• Record list:
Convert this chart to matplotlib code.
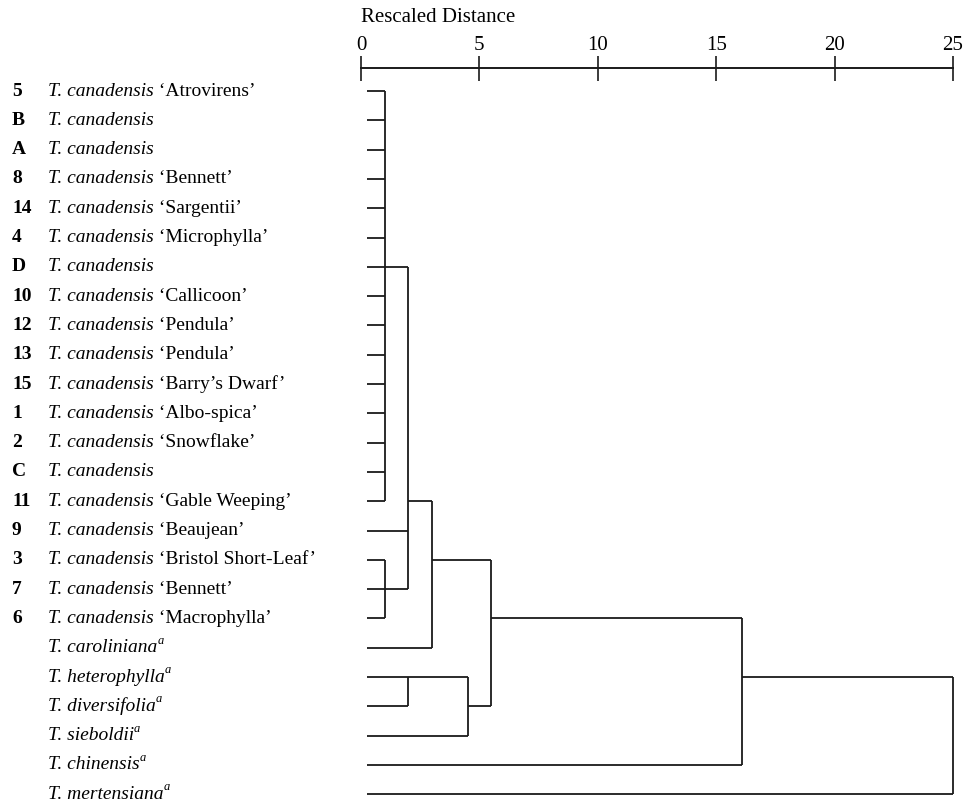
import matplotlib.pyplot as plt
from matplotlib.transforms import blended_transform_factory

plt.rcParams['font.family'] = ['Liberation Serif', 'DejaVu Serif']

codes = ["5", "B", "A", "8", "14", "4", "D", "10", "12", "13", "15", "1", "2", "C", "11",
         "9", "3", "7", "6", "", "", "", "", "", ""]
species = ["T. canadensis"] * 19 + ["T. caroliniana", "T. heterophylla", "T. diversifolia",
                                    "T. sieboldii", "T. chinensis", "T. mertensiana"]
cultivars = ["Atrovirens", "", "", "Bennett", "Sargentii", "Microphylla", "", "Callicoon",
             "Pendula", "Pendula", "Barry’s Dwarf", "Albo-spica", "Snowflake", "",
             "Gable Weeping", "Beaujean", "Bristol Short-Leaf", "Bennett", "Macrophylla",
             "", "", "", "", "", ""]
notes = [""] * 19 + ["a"] * 6

# agglomeration steps: (name, children, rescaled distance, row the joined branch leaves from)
# an int child is a leaf row, a string child is an earlier step
merges = [
    ("m1", list(range(15)), 1.0, 6),
    ("m2", [16, 17, 18], 1.0, 17),
    ("m3", ["m1", 15, "m2"], 2.0, 14),
    ("m4", ["m3", 19], 3.0, 16),
    ("m5", [20, 21], 2.0, 20),
    ("m6", ["m5", 22], 4.5, 21),
    ("m7", ["m4", "m6"], 5.5, 18),
    ("m8", ["m7", 23], 16.1, 20),
    ("m9", ["m8", 24], 25.0, None),
]
leaf_start = 0.25
ticks = [0, 5, 10, 15, 20, 25]

W, H = 972, 808
fig = plt.figure(figsize=(W / 100, H / 100), dpi=100)
ax = fig.add_axes([361 / W, 0, 592 / W, (H - 68) / H])
ax.set_xlim(0, 25)
ax.set_ylim(24.47, -0.785)

lw = 1.3
col = '#1a1a1a'
pos = {}
for name, kids, d, out in merges:
    ys = []
    for k in kids:
        if isinstance(k, str):
            x0, y = pos[k]
        else:
            x0, y = leaf_start, k
        ax.plot([x0, d], [y, y], color=col, lw=lw, clip_on=False, solid_capstyle='butt')
        ys.append(y)
    ax.plot([d, d], [min(ys), max(ys)], color=col, lw=lw, clip_on=False, solid_capstyle='butt')
    pos[name] = (d, out)

# distance scale on top
for s in ['left', 'right', 'bottom']:
    ax.spines[s].set_visible(False)
ax.spines['top'].set_linewidth(1.4)
ax.spines['top'].set_color(col)
ax.xaxis.tick_top()
ax.set_xticks(ticks)
ax.set_xticklabels([str(t) for t in ticks])
ax.tick_params(axis='x', direction='inout', length=18, width=1.2, pad=0, labelsize=15,
               color=col)
ax.set_yticks([])
fig.text(361 / W, 1 - 22 / H, "Rescaled Distance", fontsize=15, va='baseline', ha='left')

# row labels
tr = blended_transform_factory(fig.transFigure, ax.transData)
for i in range(len(species)):
    if codes[i]:
        ax.text(12 / W, i, codes[i], transform=tr, fontsize=14, fontweight='bold',
                va='center', ha='left')
    t = ax.text(48 / W, i, species[i], transform=tr, fontsize=14, style='italic',
                va='center', ha='left')
    if cultivars[i]:
        ax.annotate(" ‘" + cultivars[i] + "’", xy=(1, 0), xycoords=t, fontsize=14,
                    va='bottom', ha='left')
    if notes[i]:
        ax.annotate(notes[i], xy=(1, 0.55), xycoords=t, fontsize=9, style='italic',
                    va='bottom', ha='left')

fig.savefig("out.png", dpi=100)
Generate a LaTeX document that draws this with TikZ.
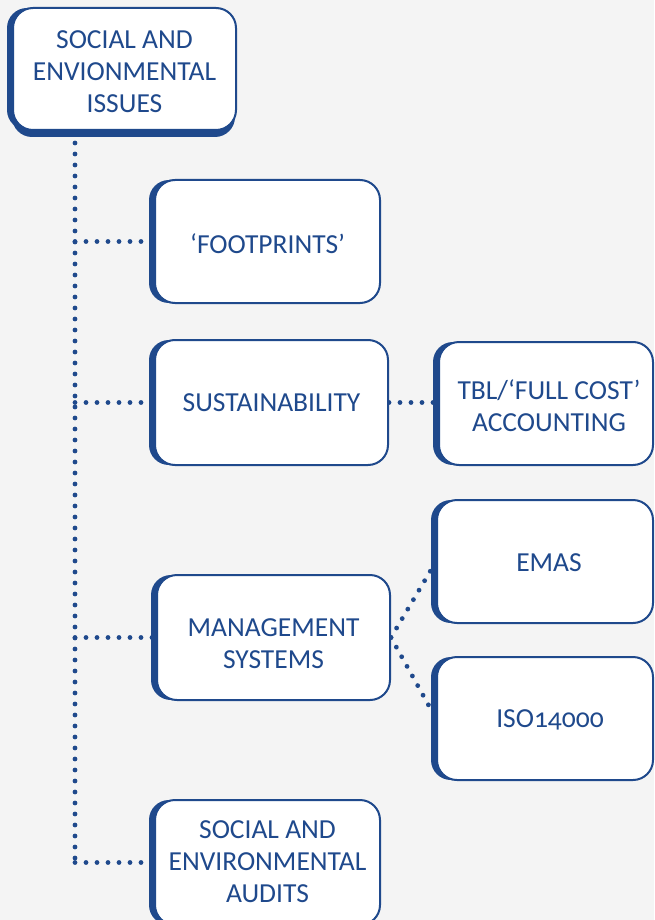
\documentclass[tikz,border=0pt]{standalone}
\usepackage{fontspec}
\setmainfont[Numbers=OldStyle]{Carlito}
\usetikzlibrary{shadows}
\pgfdeclarelayer{background}
\pgfsetlayers{background,main}
\definecolor{mainblue}{RGB}{31,73,140}
\definecolor{bggray}{RGB}{244,244,244}
\tikzset{
  box/.style={draw=mainblue, line width=2pt, fill=white, rounded corners=20pt,
    inner sep=0pt,
    drop shadow={shadow xshift=-6pt, shadow yshift=0pt, fill=mainblue, opacity=1, draw=none}},
  topbox/.style={box, drop shadow={shadow xshift=-1pt, shadow yshift=-7pt, fill=mainblue, opacity=1, draw=none}},
  txt/.style={inner sep=0pt, align=center, text=mainblue, font=\fontsize{27.5}{32}\selectfont},
  dotline/.style={draw=mainblue, line width=4.8pt, line cap=round, dash pattern=on 0pt off 11pt}
}
\begin{document}
\begin{tikzpicture}[x=1pt,y=-1pt]
\useasboundingbox (0,0) rectangle (654,920);
\begin{pgfonlayer}{background}
\fill[bggray] (0,0) rectangle (654,920);
\end{pgfonlayer}
\node[topbox, minimum width=223pt, minimum height=122pt] (top) at (124.5,69) {};
\node[box, minimum width=225pt, minimum height=123pt] (foot) at (267.5,241.5) {};
\node[box, minimum width=233pt, minimum height=125pt] (sust) at (271.5,402.5) {};
\node[box, minimum width=214pt, minimum height=123pt] (tbl) at (546,403.5) {};
\node[box, minimum width=233pt, minimum height=125pt] (mgmt) at (273.5,637.5) {};
\node[box, minimum width=216pt, minimum height=123pt] (emas) at (545,561.5) {};
\node[box, minimum width=216pt, minimum height=123pt] (iso) at (545,718.5) {};
\node[box, minimum width=225pt, minimum height=125pt] (audit) at (267.5,862.5) {};
\node[txt] (topT) at ([yshift=-3pt]top.center) {SOCIAL AND\\ENVIONMENTAL\\ISSUES};
\node[txt] (footT) at ([yshift=-2pt]foot.center) {‘FOOTPRINTS’};
\node[txt] (sustT) at (sust.center) {SUSTAINABILITY};
\node[txt] (tblT) at ([xshift=3pt,yshift=-2pt]tbl.center) {TBL/‘FULL COST’\\ACCOUNTING};
\node[txt] (mgmtT) at ([yshift=-6pt]mgmt.center) {MANAGEMENT\\SYSTEMS};
\node[txt] (emasT) at ([xshift=4pt,yshift=-1pt]emas.center) {EMAS};
\node[txt] (isoT) at ([xshift=5pt,yshift=-1pt]iso.center) {ISO14000};
\node[txt] (auditT) at ([yshift=1pt]audit.center) {SOCIAL AND\\ENVIRONMENTAL\\AUDITS};
\coordinate (trunk) at (75,143);
\begin{pgfonlayer}{background}
\draw[dotline] (trunk) -- (trunk |- audit.west);
\draw[dotline] (trunk |- foot.west) -- (foot.west);
\draw[dotline] (trunk |- sust.west) -- (sust.west);
\draw[dotline] (trunk |- mgmt.west) -- (mgmt.west);
\draw[dotline] (trunk |- audit.west) -- (audit.west);
\draw[dotline] (sust.east) -- (sust.east -| tbl.west);
\draw[dotline] (mgmt.east) -- (emas.west);
\draw[dotline] (mgmt.east) -- (iso.west);
\end{pgfonlayer}
\end{tikzpicture}
\end{document}
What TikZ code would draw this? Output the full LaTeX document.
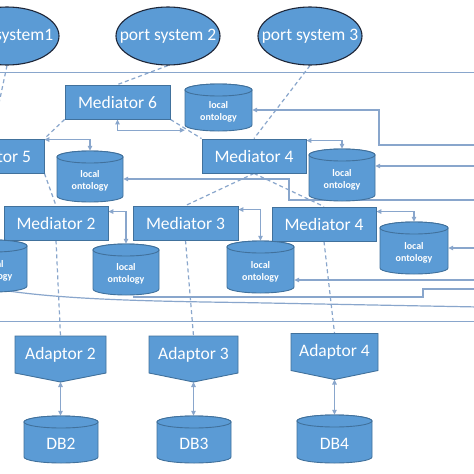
\documentclass[tikz,border=0pt]{standalone}
\usepackage{fontspec}
\setmainfont{Carlito}
\usetikzlibrary{arrows.meta,shapes.geometric,backgrounds}
\definecolor{boxfill}{HTML}{5B9BD5}
\definecolor{boxline}{HTML}{41719C}
\definecolor{conn}{RGB}{137,166,204}
\definecolor{ellline}{RGB}{30,38,56}
% name, cx, cy, rx, half height, ry, text, text style
\newcommand\mkcyl[8]{%
  \filldraw[cylsty] ({#2-#4},{#3-#5+#6}) -- ({#2-#4},{#3+#5-#6})
    arc[start angle=180,end angle=360,x radius=#4pt,y radius=#6pt]
    -- ({#2+#4},{#3-#5+#6})
    arc[start angle=0,end angle=180,x radius=#4pt,y radius=#6pt] -- cycle;
  \draw[cylsty] (#2,{#3-#5+#6}) ellipse[x radius=#4pt,y radius=#6pt];
  \node[inner sep=0,minimum width={2*#4},minimum height={2*#5}] (#1) at (#2,#3) {};
  \node[#8] (#1-t) at (#2,{#3+0.8*#6}) {#7};
}
% name, cx, top, half width, text
\newcommand\mkadapt[5]{%
  \filldraw[cylsty] ({#2-#4},#3) -- ({#2+#4},#3) -- ({#2+#4},{#3+37})
    -- (#2,{#3+46}) -- ({#2-#4},{#3+37}) -- cycle;
  \node[bigtext,minimum width={2*#4},minimum height=37] (#1) at (#2,{#3+18.5}) {#5};
  \coordinate (#1tip) at (#2,{#3+46});
}
\begin{document}
\begin{tikzpicture}[x=1pt,y=-1pt,
  bigtext/.style={text=white,inner sep=0,font=\fontsize{17.5}{20}\selectfont},
  med/.style={bigtext,draw=boxline,fill=boxfill,line width=0.9pt,minimum width=105,minimum height=34},
  sys/.style={bigtext,ellipse,draw=ellline,fill=boxfill,line width=1.1pt,minimum width=104,minimum height=58},
  cylsty/.style={draw=boxline,fill=boxfill,line width=0.9pt},
  ontotext/.style={text=white,inner sep=0,align=center,font=\fontsize{10}{12}\selectfont\bfseries},
  wire/.style={draw=conn,line width=1.2pt},
  dashwire/.style={draw=conn,line width=1.2pt,dash pattern=on 4pt off 3pt},
  arrowend/.style={-{Triangle[length=5pt,width=4.5pt]}},
  bothends/.style={{Triangle[length=5pt,width=4.5pt]}-{Triangle[length=5pt,width=4.5pt]}}
]
\useasboundingbox (0,0) rectangle (474,474);
\clip (0,0) rectangle (474,474);

% systems
\node[sys] (E1) at (7,36) {\makebox[0pt]{port system1}};
\node[sys] (E2) at (168,36) {\makebox[0pt]{port system 2}};
\node[sys] (E3) at (310,36) {\makebox[0pt]{port system 3}};

% mediators
\node[med] (M6) at (117.5,102) {Mediator 6};
\node[med,minimum width=104] (M4u) at (254,156) {Mediator 4};
\node[med] (M5) at (-8.5,156) {Mediator 5};
\node[med,minimum width=104] (M2) at (56,223) {Mediator 2};
\node[med] (M3) at (185.5,223) {Mediator 3};
\node[med,minimum width=104] (M4l) at (324,224) {Mediator 4};

% local ontologies
\mkcyl{C6}{218.5}{107.5}{33.5}{23.5}{6}{local\\ontology}{ontotext}
\mkcyl{C4u}{342}{175}{33}{26}{6}{local\\ontology}{ontotext}
\mkcyl{C5}{90}{176.5}{33}{25.5}{6}{local\\ontology}{ontotext}
\mkcyl{C2}{-6}{266}{33}{26}{6}{local\\ontology}{ontotext}
\mkcyl{C23}{126}{269.5}{33}{25.5}{6}{local\\ontology}{ontotext}
\mkcyl{C3}{260.5}{267}{33.5}{26}{6}{local\\ontology}{ontotext}
\mkcyl{C4l}{414}{248}{34}{26}{6}{local\\ontology}{ontotext}

% adaptors
\mkadapt{A2}{60.5}{336}{45.5}{Adaptor 2}
\mkadapt{A3}{193.5}{336}{44.5}{Adaptor 3}
\mkadapt{A4}{334.5}{333.5}{43.5}{Adaptor 4}

% databases
\mkcyl{DB2}{61}{439.5}{37}{23.5}{6}{DB2}{bigtext}
\mkcyl{DB3}{194}{439.5}{37}{23.5}{6}{DB3}{bigtext}
\mkcyl{DB4}{334.5}{439}{37.5}{24}{6}{DB4}{bigtext}

% free ends and bends of the long connectors
\coordinate (eL1) at (-5,72.5);  \coordinate (eR1) at (479,72.5);
\coordinate (eR2) at (479,145);  \coordinate (k2) at (379,110);
\coordinate (eR3) at (479,166);
\coordinate (eR4) at (479,200);  \coordinate (k4) at (289,179);
\coordinate (eR5) at (479,248);
\coordinate (eR6) at (479,280);
\coordinate (eR7) at (479,289);  \coordinate (k7) at (423,297); \coordinate (k7b) at (133,297);
\coordinate (eL8) at (-5,289);   \coordinate (k8) at (240,302.5); \coordinate (eR8) at (479,307);
\coordinate (eL9) at (-5,321.5); \coordinate (eR9) at (479,321.5);

\begin{scope}[on background layer]
\fill[white] (0,0) rectangle (474,474);
% long solid connectors
\draw[wire] (eL1) -- (eR1);
\draw[wire,arrowend] (eR2) -| (k2) -- (C6.east |- k2);
\draw[wire,arrowend] (eR3) -- (C4u.east |- eR3);
\draw[wire,arrowend] (eR4) -| (k4) -- (C5.east |- k4);
\draw[wire,arrowend] (eR5) -- (C4l.east |- eR5);
\draw[wire,arrowend] (eR6) -- (C3.east |- eR6);
\draw[wire] (eR7) -| (k7) -- (k7b);
\draw[wire] (eL8) .. controls (50,298) and (120,301) .. (k8) -- (eR8);
\draw[wire] (eL9) -- (eR9);
% mediator <-> local ontology
\draw[wire,bothends] (M6.south) |- ([yshift=1pt]C6.south west);
\draw[wire,bothends] ([yshift=-1pt]M5.north east) -| (C5.north);
\draw[wire,bothends] ([yshift=-2pt]M4u.north east) -| (C4u.north);
\draw[wire,bothends] ([yshift=-6pt]M2.north east) -| (C23.north);
\draw[wire,bothends] ([yshift=-4pt]M3.north east) -| (C3.north);
\draw[wire,bothends] ([yshift=-5pt]M4l.north east) -| (C4l.north);
% adaptor <-> database
\draw[wire,bothends] (A2tip) -- (A2tip |- DB2.north);
\draw[wire,bothends] (A3tip) -- (A3tip |- DB3.north);
\draw[wire,bothends] (A4tip) -- (A4tip |- DB4.north);
% dashed hierarchy
\draw[dashwire] (E1.south) -- (M5.north);
\draw[dashwire] (E2.south) -- (M6.north);
\draw[dashwire] (E3.south) -- (M4u.north);
\draw[dashwire] (M6.south west) -- (M5.north east);
\draw[dashwire] (M6.south east) -- (M4u.north west);
\draw[dashwire] (M4u.south) -- (M3.north);
\draw[dashwire] (M4u.south) -- (M4l.north);
\draw[dashwire] (M5.south east) -- (M2.north);
\draw[dashwire] (M2.south) -- (A2.north);
\draw[dashwire] (M3.south) -- (A3.north);
\draw[dashwire] (M4l.south) -- (A4.north);
\end{scope}
\end{tikzpicture}
\end{document}
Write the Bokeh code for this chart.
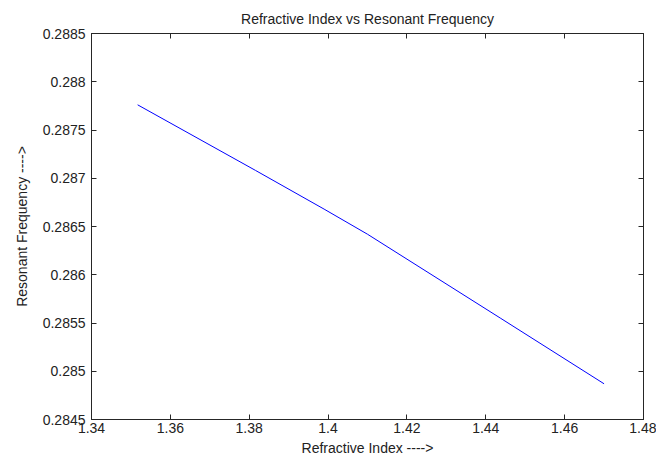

• Problem details:
Only the lines from the top of the records through the line with "ax.set_ylim(24.47, -0.785)" belong in the copy; write them out exactly, leaving out pictures.

• Reply to the task:
Convert this chart to matplotlib code.
import matplotlib.pyplot as plt
from matplotlib.transforms import blended_transform_factory

plt.rcParams['font.family'] = ['Liberation Serif', 'DejaVu Serif']

codes = ["5", "B", "A", "8", "14", "4", "D", "10", "12", "13", "15", "1", "2", "C", "11",
         "9", "3", "7", "6", "", "", "", "", "", ""]
species = ["T. canadensis"] * 19 + ["T. caroliniana", "T. heterophylla", "T. diversifolia",
                                    "T. sieboldii", "T. chinensis", "T. mertensiana"]
cultivars = ["Atrovirens", "", "", "Bennett", "Sargentii", "Microphylla", "", "Callicoon",
             "Pendula", "Pendula", "Barry’s Dwarf", "Albo-spica", "Snowflake", "",
             "Gable Weeping", "Beaujean", "Bristol Short-Leaf", "Bennett", "Macrophylla",
             "", "", "", "", "", ""]
notes = [""] * 19 + ["a"] * 6

# agglomeration steps: (name, children, rescaled distance, row the joined branch leaves from)
# an int child is a leaf row, a string child is an earlier step
merges = [
    ("m1", list(range(15)), 1.0, 6),
    ("m2", [16, 17, 18], 1.0, 17),
    ("m3", ["m1", 15, "m2"], 2.0, 14),
    ("m4", ["m3", 19], 3.0, 16),
    ("m5", [20, 21], 2.0, 20),
    ("m6", ["m5", 22], 4.5, 21),
    ("m7", ["m4", "m6"], 5.5, 18),
    ("m8", ["m7", 23], 16.1, 20),
    ("m9", ["m8", 24], 25.0, None),
]
leaf_start = 0.25
ticks = [0, 5, 10, 15, 20, 25]

W, H = 972, 808
fig = plt.figure(figsize=(W / 100, H / 100), dpi=100)
ax = fig.add_axes([361 / W, 0, 592 / W, (H - 68) / H])
ax.set_xlim(0, 25)
ax.set_ylim(24.47, -0.785)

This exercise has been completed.